The mausoleum of the Wogan Browne family of landlords is at the southern edge, built in 1743. There was a dispute between Catholic landowner Stephen Fitzwilliam Browne and the local Church of Ireland rector; the rector, Mr Daniells, wanted five guineas to build inside the cemetery.

It is currently operated by Kildare County Council. They plan to add a columbarium for cremated remains.

==Buildings==
===Graveyard===
In three sections, with the area that surrounding the ancient church and is enclosed by a circular wall.
===Church===
Measuring 65 × 18 ft, it has a tower on its southeastern corner with arrowslits and a spiral staircase. Its fortified nature reflects its location on the edge of The Pale.
===Motte===
The motte is believed to be a relict of the first Anglo-Norman motte and bailey, built by John de Hereford in the 13th century. Legend (detailed above) links it with King Mesgegra and Queen Búan.
===Mausoleum===
A rectangular church-like structure. Inside is a stone altar with the figures of Browne and his wife Judith Wogan, kneeling either side of the crucified Christ, with the wall embellished in stucco with fluted pilasters and a frieze of seraphim.
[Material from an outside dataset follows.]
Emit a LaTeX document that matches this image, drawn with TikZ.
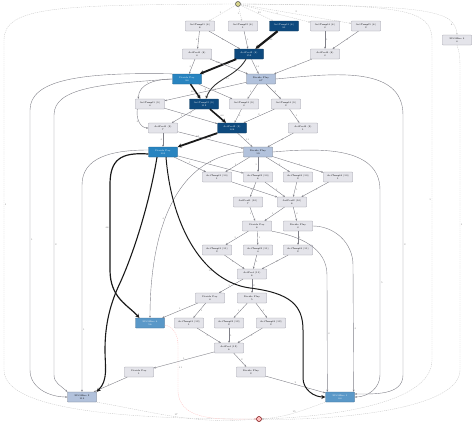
\documentclass[tikz,border=0pt]{standalone}
\usetikzlibrary{arrows.meta}
\definecolor{dblue}{RGB}{14,74,126}
\definecolor{mblue}{RGB}{40,132,192}
\definecolor{sblue}{RGB}{90,152,200}
\definecolor{lblue}{RGB}{178,194,220}
\definecolor{gfill}{RGB}{228,228,234}
\definecolor{gline}{RGB}{150,150,162}
\definecolor{eline}{RGB}{128,128,136}

\begin{document}
\begin{tikzpicture}[x=1pt,y=-1pt]
\tikzstyle{every node}+=[inner sep=0pt]
\tikzstyle{act}=[draw=gline, fill=gfill, line width=0.3pt, rounded corners=0.6pt, minimum width=29pt, minimum height=10pt, align=center, font=\fontsize{2.3}{2.7}\selectfont]
\tikzstyle{dk}=[act, fill=dblue, draw=dblue!70!black, text=white]
\tikzstyle{md}=[act, fill=mblue, draw=mblue!70!black, text=white]
\tikzstyle{sb}=[act, fill=sblue, draw=sblue!70!black, text=white]
\tikzstyle{lt}=[act, fill=lblue, draw=lblue!60!black]
\tikzstyle{fl}=[draw=eline, line width=0.4pt, -{Stealth[length=2.2pt,width=1.8pt]}]
\tikzstyle{md1}=[draw=black!80, line width=0.9pt, -{Stealth[length=3pt,width=2.6pt]}]
\tikzstyle{hv}=[draw=black!90, line width=1.5pt, -{Stealth[length=4pt,width=4pt]}]
\tikzstyle{dsh}=[draw=gray!45, line width=0.35pt, dash pattern=on 1.2pt off 0.9pt, -{Stealth[length=2pt,width=1.6pt]}]
\tikzstyle{lab}=[font=\fontsize{2.3}{2.6}\selectfont, text=gray!85!black, inner sep=0.8pt]
\useasboundingbox (0,0) rectangle (474,423);

\node[circle, draw=gray!60!black, fill=olive!35, line width=0.5pt, minimum size=5pt] (s) at (238,4) {};
\node[circle, draw=red!45!black, fill=red!25, line width=0.5pt, minimum size=5pt] (e) at (259,419) {};

\node[act] (n11) at (200,26) {ActTempl1 (8)\\8};
\node[act] (n12) at (243,26) {ActTempl2 (8)\\1};
\node[dk] (n13) at (284,26) {ActTempl3 (8)\\91};
\node[act] (n14) at (325,26) {ActTempl4 (8)\\3};
\node[act] (n15) at (366,26) {ActTempl5 (8)\\2};
\node[act] (sd3) at (457,40) {SDOffice 3\\4};
\node[act] (n21) at (197,54) {ActPerf1 (8)\\4};
\node[dk] (n22) at (249,54) {ActPerf2 (8)\\152};
\node[act] (n23) at (325,54) {ActPerf3 (8)\\3};
\node[md] (n31) at (187,79) {Divide Pay\\94};
\node[lt] (n32) at (261,79) {Divide Play\\67};
\node[act] (n41) at (150,104) {ActTempl1 (9)\\4};
\node[dk] (n42) at (204,104) {ActTempl2 (9)\\112};
\node[act] (n43) at (244,104) {ActTempl3 (9)\\3};
\node[act] (n44) at (286,104) {ActTempl4 (9)\\2};
\node[act] (n51) at (163,128) {ActPerf1 (9)\\7};
\node[dk] (n52) at (232,128) {ActPerf2 (9)\\136};
\node[act] (n53) at (303,128) {ActPerf3 (9)\\1};
\node[md] (n61) at (163,152) {Divide Pay\\101};
\node[lt] (n62) at (258,152) {Divide Play\\19};
\node[act] (n71) at (217,177) {ActTempl1 (10)\\1};
\node[act] (n72) at (258,177) {ActTempl2 (10)\\8};
\node[act] (n73) at (298,177) {ActTempl3 (10)\\2};
\node[act] (n74) at (338,177) {ActTempl4 (10)\\1};
\node[act] (n81) at (248,202) {ActPerf1 (10)\\7};
\node[act] (n82) at (292,202) {ActPerf2 (10)\\8};
\node[act] (n91) at (257,226) {Divide Pay\\8};
\node[act] (n92) at (298,226) {Divide Play\\3};
\node[act] (n101) at (217,250) {ActTempl1 (11)\\2};
\node[act] (n102) at (258,250) {ActTempl2 (11)\\4};
\node[act] (n103) at (298,250) {ActTempl3 (11)\\2};
\node[act] (n111) at (252,274) {ActPerf (11)\\8};
\node[act] (n121) at (210,298) {Divide Pay\\4};
\node[act] (n122) at (252,298) {Divide Play\\5};
\node[sb] (n131) at (150,323) {SDOffice 4\\56};
\node[act] (n132) at (189,323) {ActTempl1 (12)\\1};
\node[act] (n133) at (229,323) {ActTempl2 (12)\\2};
\node[act] (n134) at (271,323) {ActTempl3 (12)\\2};
\node[act] (n141) at (229,348) {ActPerf (12)\\6};
\node[act] (n151) at (139,372) {Divide Pay\\1};
\node[act] (n152) at (251,372) {Divide Play\\2};
\node[lt] (b1) at (82,397) {SDOffice 2\\113};
\node[sb] (b2) at (340,397) {SDOffice 1\\84};

\draw[dsh] (s) -- node[lab,left]{1} (n11);
\draw[dsh] (s) -- node[lab,left]{1} (n12);
\draw[dsh] (s) -- node[lab,right]{91} (n13);
\draw[dsh] (s) -- node[lab,right]{1} (n14);
\draw[dsh] (s) -- node[lab,above]{2} (n15);
\draw[dsh] (s.east) .. controls (420,6) and (455,8) .. node[lab,pos=0.85,left]{4} (sd3.north);
\draw[dsh] (s.west) .. controls (60,5) and (4,6) .. (4,40) -- node[lab,right]{1} (4,370) .. controls (4,414) and (150,419) .. (e.west);
\draw[dsh] (s.east) .. controls (400,5) and (432,8) .. (432,40) -- node[lab,left]{1} (432,360) .. controls (432,410) and (300,418) .. (e.east);
\draw[dsh] (sd3.south) .. controls (460,55) .. (460,80) -- node[lab,right]{1} (460,370) .. controls (460,412) and (320,421) .. (e.east);
\draw[dsh] (b1.south east) to[out=-10,in=185] node[lab,above]{17} (e.west);
\draw[dsh] (b2.south west) to[out=-160,in=5] node[lab,above]{15} (e.east);
\draw[dsh, draw=red!25] ([yshift=-2pt]n131.east) to[out=-10,in=90] (178,345) -- node[lab,right]{11} (178,390) to[out=-90,in=180] (e.west);

\draw[fl] (n11) -- node[lab,left]{4} (n21);
\draw[fl] (n11) -- node[lab,left]{2} (n22);
\draw[fl] (n12) -- node[lab,right]{1} (n22);
\draw[hv, line width=2.2pt] (n13) -- node[lab,right=1pt]{90} (n22);
\draw[fl] (n14) -- node[lab,right]{1} (n23);
\draw[fl] (n15) -- node[lab,right]{2} (n23);
\draw[fl] (n21) -- node[lab,left]{3} (n31);
\draw[hv, line width=1.9pt] (n22) -- node[lab,above=1pt]{88} (n31);
\draw[fl] (n21) -- node[lab,above]{1} (n32);
\draw[fl] (n22) -- node[lab,right]{13} (n32);
\draw[fl] (n23) -- node[lab,right]{2} (n32);
\draw[fl] (n31.west) to[out=180,in=90] node[lab,left]{1} ([xshift=3pt]n41.north west);
\draw[fl] (n32) -- node[lab,above]{2} (n41);
\draw[md1] (n22) to[out=-120,in=70] node[lab,right]{11} (n42);
\draw[hv, line width=1.4pt] (n31) -- node[lab,left]{46} (n42);
\draw[fl] (n31) -- node[lab,above]{2} (n43);
\draw[fl] (n32) -- node[lab,left]{1} (n43);
\draw[fl] (n32) -- node[lab,right]{2} (n44);
\draw[fl] ([xshift=2pt]n41.south west) to[out=-100,in=180] node[lab,left]{3} (n51.west);
\draw[fl] (n42) -- node[lab,left]{1} (n51);
\draw[fl] (n41) -- node[lab,above]{7} (n52);
\draw[hv, line width=1.6pt] (n42) -- node[lab,right=1pt]{64} (n52);
\draw[fl] (n43) -- node[lab,right]{1} (n52);
\draw[fl] (n44) -- node[lab,above]{2} (n52);
\draw[fl] (n44) -- node[lab,right]{1} (n53);
\draw[fl] (n51) -- node[lab,left]{3} (n61);
\draw[hv, line width=1.8pt] (n52) -- node[lab,above=1pt]{67} (n61);
\draw[fl] (n51) -- node[lab,above]{3} (n62);
\draw[fl] (n52) -- node[lab,right]{11} (n62);
\draw[fl] (n53) -- node[lab,right]{1} (n62);
\draw[fl] (n61) -- node[lab,above]{1} (n71);
\draw[fl] (n61) -- node[lab,above]{1} (n72);
\draw[fl] (n62) -- node[lab,left]{1} (n71);
\draw[fl] (n62) -- node[lab,left]{1} (n72);
\draw[fl] (n62) -- node[lab,right]{1} (n73);
\draw[fl] (n62) -- node[lab,right]{1} (n74);
\draw[fl] (n71) -- node[lab,above]{1} (n82);
\draw[fl] (n72) -- node[lab,left]{1} (n81);
\draw[fl] (n72) -- node[lab,right]{1} (n82);
\draw[fl] (n73) -- node[lab,right]{1} (n82);
\draw[fl] (n74) -- node[lab,right]{1} (n82);
\draw[fl] (n81) -- node[lab,left]{1} (n91);
\draw[fl] (n82) -- node[lab,left]{1} (n91);
\draw[fl] (n82) -- node[lab,right]{3} (n92);
\draw[fl] (n91) -- node[lab,left]{1} (n101);
\draw[fl] (n91) -- node[lab,right]{1} (n102);
\draw[fl] (n92) -- node[lab,right]{1} (n103);
\draw[fl] (n101) -- node[lab,left]{1} (n111);
\draw[fl] (n102) -- node[lab,right]{1} (n111);
\draw[fl] (n103) -- node[lab,right]{2} (n111);
\draw[fl] (n111) -- node[lab,left]{1} (n121);
\draw[fl] (n111) -- node[lab,right]{2} (n122);
\draw[fl] (n121) -- node[lab,above]{1} (n131);
\draw[fl] (n121) -- node[lab,right]{1} (n132);
\draw[fl] (n122) -- node[lab,left]{1} (n133);
\draw[fl] (n122) -- node[lab,right]{1} (n134);
\draw[fl] (n132) -- node[lab,left]{1} (n141);
\draw[fl] (n133) -- node[lab,right]{1} (n141);
\draw[fl] (n134) -- node[lab,right]{1} (n141);
\draw[fl] (n141) -- node[lab,above]{1} (n151);
\draw[fl] (n141) -- node[lab,right]{2} (n152);
\draw[fl] (n151) -- node[lab,left]{1} (b1);
\draw[fl] (n152) -- node[lab,above]{2} (b2);

\draw[fl] (n31.north west) .. controls (80,72) and (30,80) .. (30,110) -- node[lab,right]{1} (30,370) to[out=-90,in=180] (b1.west);
\draw[fl] (n31.west) .. controls (100,84) and (54,88) .. (54,115) -- node[lab,right]{2} (54,375) to[out=-90,in=135] (b1.north west);
\draw[fl] ([yshift=2pt]n61.west) .. controls (110,150) and (82,158) .. (82,185) -- node[lab,right,pos=0.7]{1} (b1.north);
\draw[hv, line width=1.2pt] ([yshift=-2pt]n61.west) .. controls (120,152) and (110,160) .. (110,185) -- node[lab,left]{48} (110,270) .. controls (110,298) and (128,305) .. ([xshift=4pt]n131.north west);
\draw[hv, line width=1.1pt] ([xshift=-6pt]n61.south) .. controls (150,200) and (135,250) .. (120,283) .. controls (108,308) and (105,330) .. (105,350) to[out=-90,in=45] (b1.north east);
\draw[fl] (n62.west) to[out=185,in=90] node[lab,pos=0.55,left]{4} (n131.north);
\draw[hv, line width=1pt] ([xshift=3pt]n61.south) .. controls (172,230) and (205,282) .. node[lab,pos=0.7,left]{10} (250,288) .. controls (290,293) and (303,305) .. (303,330) -- (303,378) to[out=-90,in=180] (b2.west);
\draw[fl] (n91.south east) to[out=-10,in=90] (327,275) -- node[lab,right]{3} ([xshift=2pt]b2.north west);
\draw[fl] (n92.east) to[out=0,in=90] (353,265) -- node[lab,right]{3} ([xshift=-1pt]b2.north east);
\draw[fl] (n62.east) to[out=5,in=90] (380,190) -- node[lab,right]{5} (380,375) to[out=-90,in=0] (b2.east);
\draw[fl] (n32.east) to[out=5,in=90] (403,115) -- node[lab,right]{2} (403,375) to[out=-90,in=0] ([yshift=3pt]b2.east);
\end{tikzpicture}
\end{document}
An earlier tomb of Thomas Browne was also placed in the mausoleum.
==Notable burials==
- One gravestone, that of Peter Mackey, bears an inscription "This cross is carved from the original tomb of Wolfe Tone;" Wolfe Tone died in 1798 and was buried in Bodenstown, and his newer tomb was completed in 1873.
- A memorial to Blessed Fr John Sullivan SJ stands in the cemetery.
- Johnny Grealy (1894–1981), member of the Old IRA and Anti-Treaty IRA; later involved with Clan na Gael in the United States
- It is a religiously mixed cemetery, even containing some Greek Orthodox burials.